Sunday, July 9, 2017

Another 1/3 cup

I've been gradually shifting the white-to-rye ratio in my rye bread recipe toward more rye content.  Last week's recipe came out good, and it is fairly dense, even though it rose well.  I don't think I'm going any farther toward more rye after this week.

As before, I am moving 1/3 cup of flour from the white column to the rye column.  This week's recipe is

Ryer Rye Bread, Take 3
Remove 4 oz. of starter from the fridge.  Add 4 oz. of white flour and 4 oz. of water.  Set in a warm place for about 6-8 hours until it doubles in size.  Then, add
Water
7 oz.
Salt
1 tsp
Caraway seeds
1 Tbl
Oil
2 Tbl
Vital gluten
2 tsp
Rye flour
2 Cup
White bread flour
1 1/3 Cup

The water content might not be exactly as above.  When I was first adding ingredients, I mistakenly put in two teaspoons of salt.  At that point, I had only added the water, oil, and salt, so I dumped the whole shebang and started over.  Since the pan was wet from the residue of what was dumped, I only added 6 oz. of water.  I figured there was probably an ounce or a bit less still stuck to the pan.

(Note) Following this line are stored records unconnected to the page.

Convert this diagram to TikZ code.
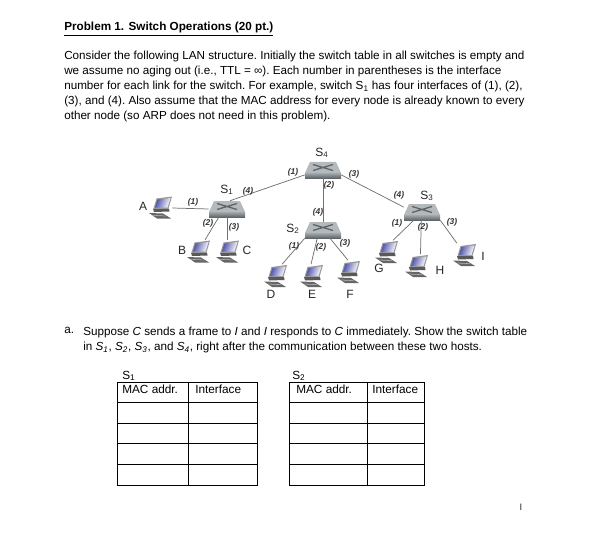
\documentclass[tikz,border=0pt]{standalone}
\usepackage{fontspec}
\setmainfont{Liberation Sans}
\definecolor{linkgray}{HTML}{707070}
\definecolor{swgray}{HTML}{B4B9BC}
\definecolor{swdark}{HTML}{5F6669}
\definecolor{screenblue}{HTML}{4A4FA8}
\usetikzlibrary{positioning,calc}
\tikzset{
  paratext/.style={anchor=north west, inner sep=0pt, align=left,
    font=\frenchspacing\fontsize{8.76pt}{11.25pt}\selectfont},
  namelabel/.style={inner sep=0pt, font=\fontsize{9pt}{11pt}\selectfont, text=black!85},
  iflabel/.style={inner sep=0pt, font=\fontsize{6.3pt}{8pt}\selectfont\bfseries\itshape, text=black!80},
  celltext/.style={anchor=base west, inner sep=0pt, font=\fontsize{8.85pt}{11pt}\selectfont},
  link/.style={draw=linkgray, line width=0.55pt},
  swbox/.style={rectangle, inner sep=0pt, minimum width=27pt, minimum height=12pt,
    path picture={
      \begin{scope}[shift={(path picture bounding box.center)}]
        \fill[swgray] (-13,-8) -- (13,-8) -- (18,3) -- (-18,3) -- cycle;
        \shade[top color=swgray!80!swdark, bottom color=swdark] (-18,3) rectangle (18,8);
        \draw[swdark, line width=1pt] (-10,-5.5) -- (10,0.5) (10,-5.5) -- (-10,0.5);
      \end{scope}
    }},
  hostpc/.style={rectangle, inner sep=0pt, minimum width=18pt, minimum height=18pt,
    path picture={
      \begin{scope}[shift={(path picture bounding box.center)}]
        \fill[black!40] (-3.5,-9.5) -- (12,-11.5) -- (8.5,0.5) -- (-6.5,0.5) -- cycle;
        \shade[left color=screenblue, right color=white, shading angle=70]
          (-2.5,-8.5) -- (10.5,-10) -- (7.5,-0.5) -- (-5,-0.5) -- cycle;
        \fill[black!65] (-7,0.5) -- (9,0.5) -- (9.5,3.5) -- (-6,4) -- cycle;
        \fill[black!60] (-11,5) -- (3,5.5) -- (11,10.5) -- (-3,10.5) -- cycle;
        \draw[white, line width=0.2pt] (-7,7.5) -- (6,8);
      \end{scope}
    }}
}
\begin{document}
\begin{tikzpicture}[x=0.75pt, y=-0.75pt]
  \useasboundingbox (0,0) rectangle (605,545);
  \fill[white] (0,0) rectangle (605,545);
  % text above the network
  \node[paratext, font=\fontsize{8.8pt}{11pt}\selectfont\bfseries] (title) at (64,22)
    {\underline{Problem 1. Switch Operations (20 pt.)}};
  \node[paratext] (intro) at (64,51)
    {Consider the following LAN structure. Initially the switch table in all switches is empty and\\
     we assume no aging out (i.e., TTL = ∞). Each number in parentheses is the interface\\
     number for each link for the switch. For example, switch S\textsubscript{1} has four interfaces of (1), (2),\\
     (3), and (4). Also assume that the MAC address for every node is already known to every\\
     other node (so ARP does not need in this problem).};
  % switches
  \node[swbox] (s1) at (227,209) {};
  \node[swbox] (s2) at (323,230) {};
  \node[swbox] (s3) at (422,212) {};
  \node[swbox] (s4) at (323,170) {};
  % hosts
  \node[hostpc] (a) at (160,208) {};
  \node[hostpc] (b) at (198,252) {};
  \node[hostpc] (c) at (227,252) {};
  \node[hostpc] (d) at (275,276.5) {};
  \node[hostpc] (e) at (311,276.5) {};
  \node[hostpc] (f) at (348,272.5) {};
  \node[hostpc] (g) at (386,252.5) {};
  \node[hostpc] (h) at (416,266.5) {};
  \node[hostpc] (i) at (464,255.5) {};
  % links
  \draw[link] (a.east) -- (s1.west);
  \draw[link] (b.60) -- (s1.225);
  \draw[link] (c.north) -- (s1.south);
  \draw[link] (s1.70) -- (s4.195);
  \draw[link] (s4.south) -- (s2.north);
  \draw[link] (s4.-15) -- (s3.165);
  \draw[link] (d.60) -- (s2.south west);
  \draw[link] (e.north) -- (s2.235);
  \draw[link] (f.north) -- (s2.-50);
  \draw[link] (g.60) -- (s3.225);
  \draw[link] (h.70) -- (s3.265);
  \draw[link] (i.120) -- (s3.south east);
  % names
  \node[namelabel] (la) at (143,206) {A};
  \node[namelabel] (lb) at (182,250) {B};
  \node[namelabel] (lc) at (247,250) {C};
  \node[namelabel] (ld) at (271,294) {D};
  \node[namelabel] (le) at (312,294) {E};
  \node[namelabel] (lf) at (350,294) {F};
  \node[namelabel] (lg) at (379,268) {G};
  \node[namelabel] (lh) at (440,270) {H};
  \node[namelabel] (li) at (483,256) {I};
  \node[namelabel] (ls1) at (227,190) {S\textsubscript{1}};
  \node[namelabel] (ls2) at (293,229) {S\textsubscript{2}};
  \node[namelabel] (ls3) at (427,196) {S\textsubscript{3}};
  \node[namelabel] (ls4) at (322,153) {S\textsubscript{4}};
  % interface numbers
  \node[iflabel] (p1) at (193,202) {(1)};
  \node[iflabel] (p2) at (208,223) {(2)};
  \node[iflabel] (p3) at (234,227) {(3)};
  \node[iflabel] (p4) at (248,191) {(4)};
  \node[iflabel] (p5) at (293,172) {(1)};
  \node[iflabel] (p6) at (329,185) {(2)};
  \node[iflabel] (p7) at (354,174) {(3)};
  \node[iflabel] (p8) at (318,212) {(4)};
  \node[iflabel] (p9) at (294,246) {(1)};
  \node[iflabel] (p10) at (321,247) {(2)};
  \node[iflabel] (p11) at (345,243) {(3)};
  \node[iflabel] (p12) at (399,195) {(4)};
  \node[iflabel] (p13) at (397,223) {(1)};
  \node[iflabel] (p14) at (423,227) {(2)};
  \node[iflabel] (p15) at (452,222) {(3)};
  % question
  \node[paratext] (qa) at (64,327) {a.};
  \node[paratext] (qtext) at (83,327)
    {Suppose \textit{C} sends a frame to \textit{I} and \textit{I} responds to \textit{C} immediately. Show the switch table\\
     in \textit{S\textsubscript{1}}, \textit{S\textsubscript{2}}, \textit{S\textsubscript{3}}, and \textit{S\textsubscript{4}}, right after the communication between these two hosts.};
  % switch tables
  \node[celltext] (t1) at (122,379) {S\textsubscript{1}};
  \node[celltext] (t2) at (292,379) {S\textsubscript{2}}; 
  \node[celltext] (t1a) at (122,393) {MAC addr.};
  \node[celltext] (t1b) at (195,393) {Interface};
  \node[celltext] (t2a) at (296,393) {MAC addr.};
  \node[celltext] (t2b) at (372,393) {Interface};
  \foreach \xa/\xb/\xc in {117/188/257, 289/367/424} {
    \foreach \ya/\yb in {382/402, 402/423, 423/443, 443/464, 464/485} {
      \draw[line width=0.6pt] (\xa,\ya) rectangle (\xb,\yb);
      \draw[line width=0.6pt] (\xb,\ya) rectangle (\xc,\yb);
    }
  }
  \node[namelabel, font=\fontsize{7pt}{8pt}\selectfont] (mark) at (521,507) {I};
\end{tikzpicture}
\end{document}
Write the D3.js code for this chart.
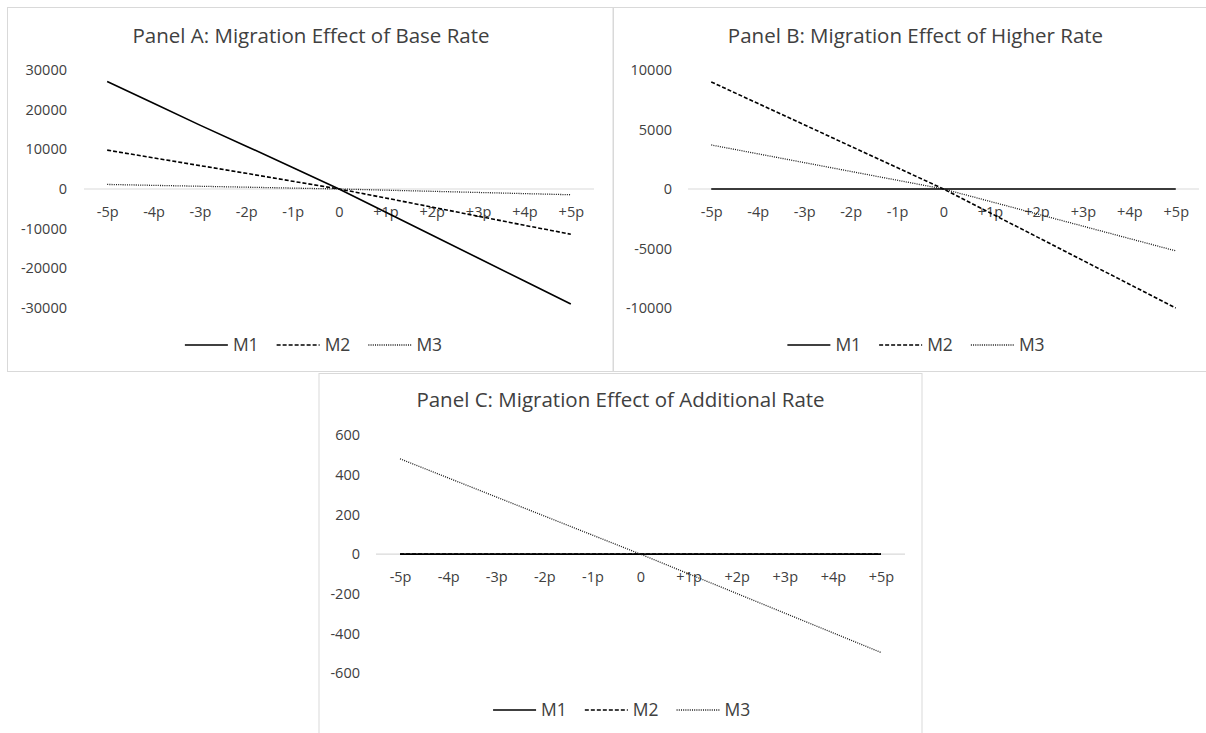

After the first mixing cycle, I have a nice cohesive dough ball.  It's rather coarse, but it didn't take any tinkering to get to this state.


An hour later, after more kneading, it has spread out a bit, but isn't as limp as last week's dough at this point in the process.


The result is just what I was looking for.  It's a little shorter than my previous loaves, but still well risen.  It still has that silly hairdo.  I might try to figure out how to fix that in the future.  For now, I just cut it off and call it a hamburger bun.